Iraqi Premier Iyad Allawi arrives Monday in Russia for the first time since taking office six months ago with hopes of ending the row over Moscow's oil contracts with Saddam Hussein's regime. The U.S.-backed Allawi is to meet Russian President Vladimir Putin when he returns from Turkey, and both sides said the talks would focus on future economic prospects rather than the diplomatic bitterness over the war.

Officials said Russia would try to win back lucrative oil contracts it signed under Saddam Hussein's regime in exchange for Moscow's promise to write off 90 percent of Iraq's $8 billion Soviet-era debt. Iraq tore up most of the oil deals amid confusion over the approaching war and despite furious protests from such Russian oil giants as LUKoil.

Russia had opposed the U.S.-led war, in part over fear of losing its oil interests. "Both sides are discussing the question of expanding Russia's involvement in post-crisis Iraq," said Russian Foreign Ministry spokesman Alexander Yakovenko. This involvement must "include previously signed agreements," he said in a clear reference to the oil deals.

LUKoil, Russia's second-largest producer, had major interests in Iraq under Saddam and is now holding talks with the current Oil Ministry in Baghdad for authorization to extract Iraqi oil. The firm is trying to win back the Iraqi market through U.S. major ConocoPhillips, to whom it sold a 10 percent stake earlier this year under an agreement that the U.S. side would push the Russians' interests in the Iraqi oil industry.

In 1997, LUKoil signed a contract worth several billion dollars to develop Iraq's vast West Qurna 2 field. But it was expelled from the country before the start of the war in March 2003 following disagreements with the former authorities. Iraq's ambassador to Moscow, Abdel Mustafa, told the IRAR-TASS news agency that "Russian companies have great experience in Iraq and many of them are interested in returning to the country." But he gave no hint of any specific agreements, saying only that LUKoil would invite 150 Iraqis to Russia for training in the oil industry.

Separately, the Russian Foreign Ministry said Moscow supported U.S. President George W. Bush's insistence that new general elections be held in Iraq on Jan. 30 despite pressure from some camps to cancel the vote due to the violence. "Elections to the transitional National Assembly will be a major landmark" for achieving democracy in Iraq, Yakovenko said.
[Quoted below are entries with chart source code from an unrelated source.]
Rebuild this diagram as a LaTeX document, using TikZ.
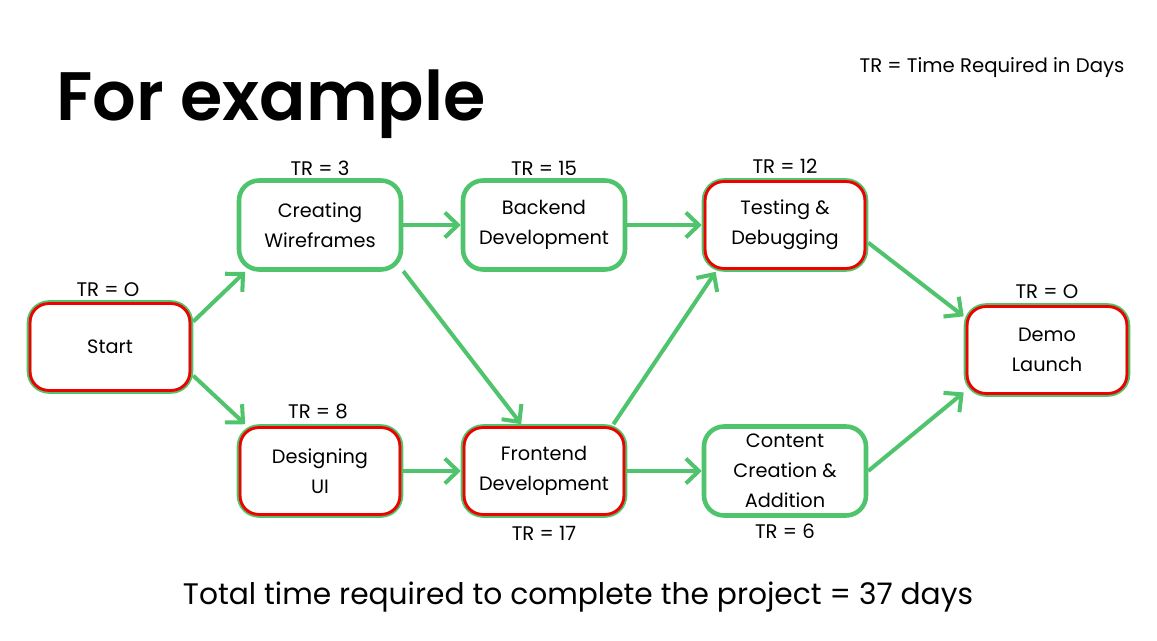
\documentclass[tikz,border=0pt]{standalone}
\usepackage{fontspec}
\setmainfont{Poppins}
\newfontfamily\titlefont{Poppins SemiBold}
\usepackage{tikz}
\usetikzlibrary{arrows.meta,positioning,calc}
\definecolor{taskgreen}{RGB}{80,196,108}
\definecolor{critred}{RGB}{240,0,0}

\begin{document}
\begin{tikzpicture}[x=0.02cm, y=-0.02cm,
    every node/.style={font=\fontsize{11}{17}\selectfont},
    task/.style={draw=taskgreen, line width=2.6pt, rounded corners=0.4cm, fill=white, minimum width=3.24cm, minimum height=1.78cm, align=center, inner sep=0pt},
    critline/.style={draw=critred, line width=1.6pt, rounded corners=0.37cm},
    tr/.style={font=\fontsize{11.2}{12}\selectfont},
    link/.style={-{Straight Barb[length=2.6mm, width=5mm]}, draw=taskgreen, line width=2.3pt},
]
\useasboundingbox (0,0) rectangle (1157,641);

\node[font=\fontsize{39}{44}\titlefont] (title) at (271,104) {For example};
\node[tr] (legend) at (992,68) {TR = Time Required in Days};

% tasks
\node[task] (start) at (110,347) {Start};
\node[task] (wire) at (320,225) {Creating\\Wireframes};
\node[task] (design) at (320,471) {Designing\\UI};
\node[task] (back) at (544,225) {Backend\\Development};
\node[task] (front) at (544,471) {Frontend\\Development};
\node[task] (test) at (785,225) {Testing \&\\Debugging};
\node[task] (content) at (785,471) {Content\\Creation \&\\Addition};
\node[task] (demo) at (1047,350) {Demo\\Launch};

% critical path
\foreach \n in {start,design,front,test,demo}
  \draw[critline] ($(\n.south west)+(1.9pt,1.9pt)$) rectangle ($(\n.north east)+(-1.9pt,-1.9pt)$);

% time required
\node[tr] (trstart) at (108,290) {TR = O};
\node[tr] (trwire) at (320,168) {TR = 3};
\node[tr] (trback) at (544,168) {TR = 15};
\node[tr] (trtest) at (785,166) {TR = 12};
\node[tr] (trdemo) at (1047,292) {TR = O};
\node[tr] (trdesign) at (318,411) {TR = 8};
\node[tr] (trfront) at (544,533) {TR = 17};
\node[tr] (trcontent) at (785,531) {TR = 6};

\draw[link] (start.17) -- (wire.212);
\draw[link] (start.-19) -- (design.148);
\draw[link] (wire.east) -- (back.west);
\draw[link] (wire.-29) -- (front.116);
\draw[link] (design.east) -- (front.west);
\draw[link] (back.east) -- (test.west);
\draw[link] (front.34) -- (test.214);
\draw[link] (front.east) -- (content.west);
\draw[link] (test.-12) -- (demo.158);
\draw[link] (content.east) -- (demo.207);

\node[font=\fontsize{16.9}{20}\selectfont] (total) at (578,597) {Total time required to complete the project = 37 days};
\end{tikzpicture}
\end{document}
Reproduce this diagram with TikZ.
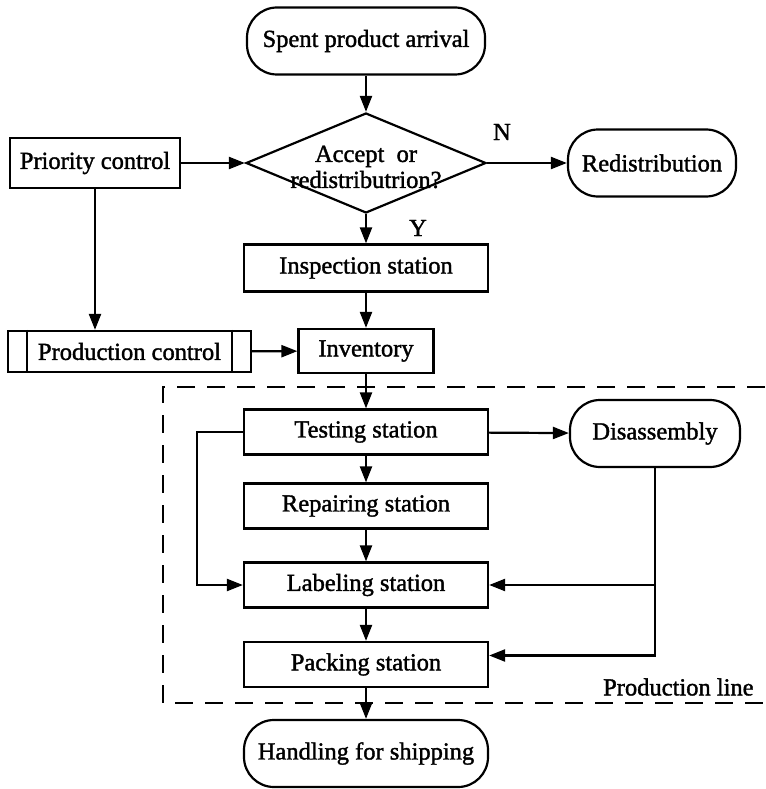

The Russian premier is currently in Turkey, having arrived Sunday night from India for a visit during which the two sides will look at ways to further boost progress in trade and increase cooperation in the fight against global terrorism. Putin's brief visit will be the first by a Russian head of state since 1972 and will see the signing of six bilateral deals and a declaration on deepening multilateral cooperation. "Putin's official visit to Turkey is an important milestone in Turkish-Russian relations," Russian Foreign Minister Sergei Lavrov, who will accompany Putin, wrote in an article published in the Milliyet daily on Sunday. "These agreements will prove an important impetus in bringing our cooperation to a new level."

Talks will also focus on the congestion through the Bosporus, a main outlet for Russian oil to world markets. The Russians complain that Turkey is deliberately restricting tanker traffic through the Bosporus at a time when a U.S.-backed pipeline destined to carry Azeri oil via Turkey is nearing completion. Turkey argues the Bosporus is already congested - with one oil or gas tanker passing through every 10 minutes on average - and accidents involving tankers are a potential threat to Istanbul, a sprawling city of 12 million inhabitants bisected by the waterway.

The two sides will also explore prospects of increasing bilateral trade, which was worth $5.1 billion in 2003 and was expected to reach $10 billion by year's end. But Lavrov said there was still potential for development. "There are opportunities to build a closer economic cooperation in Eurasia, to undertake larger-scale energy projects and to modernize industrial facilities in Turkey with our economic help," he wrote in Milliyet.